The “billion dollar” Presidential is much on the mind of the journalistic and reform community. Counting up the money is always steady work for reporters, and now there is even more of it to count. For editorialists and reformers, though, the numbers tell a somber tale; many join Paul Ryan in his belief that behind the data lurk policy conundrums and legal controversy. Some in Congress are pressing for a “fix” to the Presidential public funding system; the Senate has approved special disclosure rules for the “bundling” that will rise in importance along with the costs of campaigns; and Paul Ryan, looking back, wishes for some controls on sneaky exploratory activity.
There is only so much that the law can be asked to do here. Presidential campaigns, including the lengthy preparatory period scrutinized by Ryan, are expensive, and the expense, one might say, is proportionate to the prize. Candidates may overspend but they do not do so casually: they are raising and spending the money necessary, in their judgment, to compete, and inasmuch as the burden of raising the money falls on them, this is hardly a judgment they pass lightly. The public, a small percentage of which checks off a few dollars for cause, is not interested in paying these costs. Broadcasters, including those with national news operations hot on the trail of all this spending, have successfully resisted subsidizing the candidate advertising.
Candidates (and parties) are stuck with this bill. For all their trouble, their every step in raising the money is dogged by questions of how much they have raised and the means they have used. Since critics object, fundamentally, to the amount of money raised, they imply that candidates are bingeing, lost in a senseless, madcap fundraising bender. They are led to the further conclusion that this money could not be raised altogether legally—and if legally, not appropriately-- in a system of legal limits. Heavy spending does not merely encourage risk-taking with the law; it signifies the high likelihood that the law is not being observed, or that it is being skirted.

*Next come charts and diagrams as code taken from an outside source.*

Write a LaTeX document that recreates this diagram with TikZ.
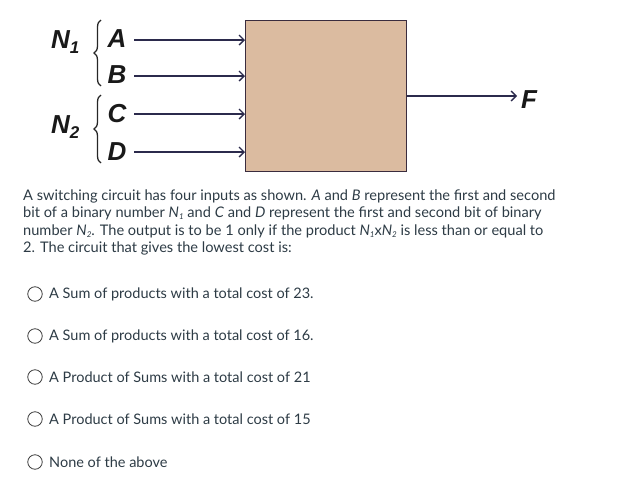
\documentclass[tikz,border=0pt]{standalone}
\usepackage{fontspec}
\setmainfont{Lato}
\newfontfamily\arialf{Liberation Sans}
\usetikzlibrary{arrows.meta,decorations.pathreplacing}
\definecolor{wire}{HTML}{2B2A4C}
\definecolor{boxfill}{HTML}{DBBBA0}
\definecolor{boxedge}{HTML}{3A2C3E}
\definecolor{txt}{HTML}{2D3B45}
\tikzset{
  x=1pt,y=-1pt,
  wirearrow/.style={draw=wire,line width=1.6pt,-{Straight Barb[length=5pt,width=10pt,line width=1.4pt]}},
  letter/.style={font=\arialf\bfseries\itshape\fontsize{26}{26}\selectfont,text=black!90,inner sep=0pt},
  para/.style={font=\fontsize{14.6}{17}\selectfont,text=txt,anchor=base west,inner sep=0pt},
  opt/.style={font=\fontsize{14.5}{17}\selectfont,text=txt,anchor=west,inner sep=0pt},
  radio/.style={circle,draw=black!75,line width=0.8pt,minimum size=14.5pt,inner sep=0pt},
  bracestyle/.style={draw=black!85,line width=1.3pt,decorate,decoration={brace,amplitude=7pt}}
}
\begin{document}
\begin{tikzpicture}
\useasboundingbox (0,0) rectangle (630,493);
% box
\node[draw=boxedge,fill=boxfill,line width=1.3pt,minimum width=161pt,minimum height=151pt,inner sep=0pt,anchor=north west] (box) at (245,20) {};
% letters
\node[letter] (A) at (117,39) {A};
\node[letter] (B) at (117,75) {B};
\node[letter] (C) at (117,114) {C};
\node[letter] (D) at (117,152) {D};
\node[letter] (F) at (529,100) {F};
\node[letter,anchor=base west] (N1) at (51,48) {N\raisebox{-5pt}{\fontsize{17}{17}\selectfont 1}};
\node[letter,anchor=base west] (N2) at (51,133) {N\raisebox{-5pt}{\fontsize{17}{17}\selectfont 2}};
% braces
\draw[bracestyle] (101,86) -- (101,20);
\draw[bracestyle] (101,163) -- (101,95);
% wires
\coordinate (As) at (134,40);
\coordinate (Bs) at (134,76);
\coordinate (Cs) at (134,114);
\coordinate (Ds) at (134,152);
\coordinate (Fe) at (517,96);
\draw[wirearrow] (As) -- (box.west |- As);
\draw[wirearrow] (Bs) -- (box.west |- Bs);
\draw[wirearrow] (Cs) -- (box.west |- Cs);
\draw[wirearrow] (Ds) -- (box.west |- Ds);
\draw[wirearrow] (box.east |- Fe) -- (Fe);
% paragraph
\node[para] (p1) at (23,200) {A switching circuit has four inputs as shown. \textit{A} and \textit{B} represent the first and second};
\node[para] (p2) at (23,217) {bit of a binary number \textit{N\raisebox{-2pt}{\footnotesize 1}} and \textit{C} and \textit{D} represent the first and second bit of binary};
\node[para] (p3) at (23,235) {number \textit{N\raisebox{-2pt}{\footnotesize 2}}. The output is to be 1 only if the product \textit{N\raisebox{-2pt}{\footnotesize 1}}x\textit{N\raisebox{-2pt}{\footnotesize 2}} is less than or equal to};
\node[para] (p4) at (23,252) {2. The circuit that gives the lowest cost is:};
% options
\node[radio] (r1) at (35,294) {};
\node[radio] (r2) at (35,336) {};
\node[radio] (r3) at (35,377) {};
\node[radio] (r4) at (35,419) {};
\node[radio] (r5) at (35,462) {};
\node[opt] (o1) at (49,294) {A Sum of products with a total cost of 23.};
\node[opt] (o2) at (49,336) {A Sum of products with a total cost of 16.};
\node[opt] (o3) at (49,377) {A Product of Sums with a total cost of 21};
\node[opt] (o4) at (49,419) {A Product of Sums with a total cost of 15};
\node[opt] (o5) at (49,462) {None of the above};
\end{tikzpicture}
\end{document}
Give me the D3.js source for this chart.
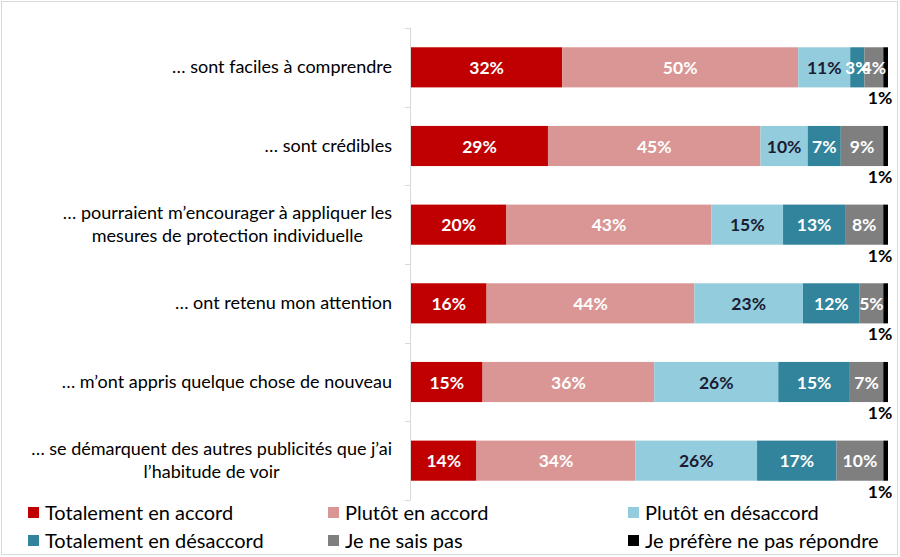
<!DOCTYPE html>
<html><head><meta charset="utf-8">
<script src="https://cdn.jsdelivr.net/npm/d3@7/dist/d3.min.js"></script>
<style>body{margin:0;background:#fff}svg{display:block;font-family:Lato,"Open Sans",sans-serif}</style>
</head><body><svg id="c" width="900" height="557"></svg>
<script>
const categories = [
  ["… sont faciles à comprendre"],
  ["… sont crédibles"],
  ["… pourraient m’encourager à appliquer les", "mesures de protection individuelle"],
  ["… ont retenu mon attention"],
  ["… m’ont appris quelque chose de nouveau"],
  ["… se démarquent des autres publicités que j’ai", "l’habitude de voir"]
];
const seriesNames = ["Totalement en accord","Plutôt en accord","Plutôt en désaccord","Totalement en désaccord","Je ne sais pas","Je préfère ne pas répondre"];
const totalAccord   = [32,29,20,16,15,14];
const plutotAccord  = [50,45,43,44,36,34];
const plutotDesacc  = [11,10,15,23,26,26];
const totalDesacc   = [3,7,13,12,15,17];
const neSaisPas     = [4,9,8,5,7,10];
const neRepondPas   = [1,1,1,1,1,1];
const colors = ["#C00000","#D99694","#93CDDD","#31849B","#7F7F7F","#000000"];
const labelColors = ["#ffffff","#ffffff","#1b1b33","#ffffff","#ffffff","#000000"];

const seriesVals = [totalAccord,plutotAccord,plutotDesacc,totalDesacc,neSaisPas,neRepondPas];
const rows = categories.map((c,i)=>{const o={i};seriesNames.forEach((s,k)=>o[s]=seriesVals[k][i]);return o;});
const stack = d3.stack().keys(seriesNames).offset(d3.stackOffsetExpand)(rows);

const svg = d3.select("#c");
svg.append("rect").attr("x",1.5).attr("y",1.5).attr("width",896).attr("height",553).attr("fill","none").attr("stroke","#d9d9d9");

const x = d3.scaleLinear().domain([0,1]).range([411,888]);
const y = d3.scaleBand().domain(d3.range(categories.length)).range([28,500]).paddingInner(0.49).paddingOuter(0.245);
const step = y.step();

svg.append("line").attr("x1",410.5).attr("x2",410.5).attr("y1",28).attr("y2",500).attr("stroke","#d9d9d9");
svg.selectAll(".tk").data(d3.range(categories.length+1)).join("line")
  .attr("x1",405).attr("x2",410.5)
  .attr("y1",d=>Math.round(28+d*step)+0.5).attr("y2",d=>Math.round(28+d*step)+0.5)
  .attr("stroke","#d9d9d9");

categories.forEach((lines,i)=>{
  const cy = y(i)+y.bandwidth()/2;
  const g = svg.append("text").attr("font-size",18).attr("fill","#000").attr("text-anchor","middle");
  const n = lines.length;
  lines.forEach((l,j)=>{
    g.append("tspan").text(l).attr("y", cy + (j-(n-1)/2)*23 + 6);
  });
  const tspans = g.selectAll("tspan").nodes();
  const w = d3.max(tspans,t=>t.getComputedTextLength());
  tspans.forEach(t=>d3.select(t).attr("x",392-w/2));
});

const layers = svg.selectAll(".layer").data(stack).join("g").attr("fill",(d,k)=>colors[k]);
layers.selectAll("rect").data(d=>d).join("rect")
  .attr("x",d=>x(d[0])).attr("width",d=>x(d[1])-x(d[0]))
  .attr("y",(d,i)=>y(i)).attr("height",y.bandwidth());

stack.forEach((layer,k)=>{
  layer.forEach((d,i)=>{
    const v = seriesVals[k][i];
    const t = svg.append("text").text(v+"%").attr("font-size",17.5).attr("font-weight","bold")
      .attr("text-anchor","middle").attr("fill",labelColors[k]);
    if(k===5){
      t.attr("x",x(d[1])-8).attr("y",y(i)+y.bandwidth()+17);
    } else {
      t.attr("x",(x(d[0])+x(d[1]))/2).attr("y",y(i)+y.bandwidth()/2+6.5);
    }
  });
});

const lg = svg.selectAll(".lg").data(seriesNames).join("g")
  .attr("transform",(d,k)=>`translate(${28+(k%3)*300},${513+Math.floor(k/3)*28})`);
lg.append("rect").attr("x",0).attr("y",-6).attr("width",11).attr("height",11).attr("fill",(d,k)=>colors[k]);
lg.append("text").attr("x",17).attr("y",7).attr("font-size",20).text(d=>d);
</script></body></html>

Paul Ryan argues this point in his retrospective on exploratory efforts now drawing to a close. It is clear to him that if candidates were at least honest, they would concede that their “leadership PAC” activity was largely a fiction. Ignoring limits on contributions and, in some cases, on the use of soft money, the candidates simply run undeclared exploratory campaigns for years prior to owning up to their true purpose. Ryan despairs of the law’s capacity for controlling this behavior. He does not see how, in the “real world”, the FEC’s “regulatory structure” can readily establish when an individual is engaged in general politics or is actually “exploring” a possible Presidential campaign. But Ryan wishes it were otherwise.
Of course, it cannot be otherwise. Politics simply refuses the space it is offered in the tidy categories constructed by regulators. The law that limits spending “for the purpose of influencing a Federal election” has set itself a goal that it cannot possibly meet. Elections are always on the horizon; the work of preparing for them, which is expensive work, occurs over the span of four years. Candidates in waiting are active over this period: which call, which travel, which meal with a potential supporter, is not, in some sense, “for the purpose of influencing” the future election? The law could not possibly be applied on a rational basis to restrict this activity, and it would not be productive if so applied.
For if this work must be done, someone must pay for it. To shut it down, or to tax it with regulatory interventions, is not merely futile. It is irresponsible. It both acknowledges the cost of these activities—which Ryan, at least implicitly does—and proposes to enforce a diet of resources it knows, or should know, to be insufficient. Candidates are criticized for their efforts when they are also left with only those efforts to fall back on.
This is also something we should be “honest” about.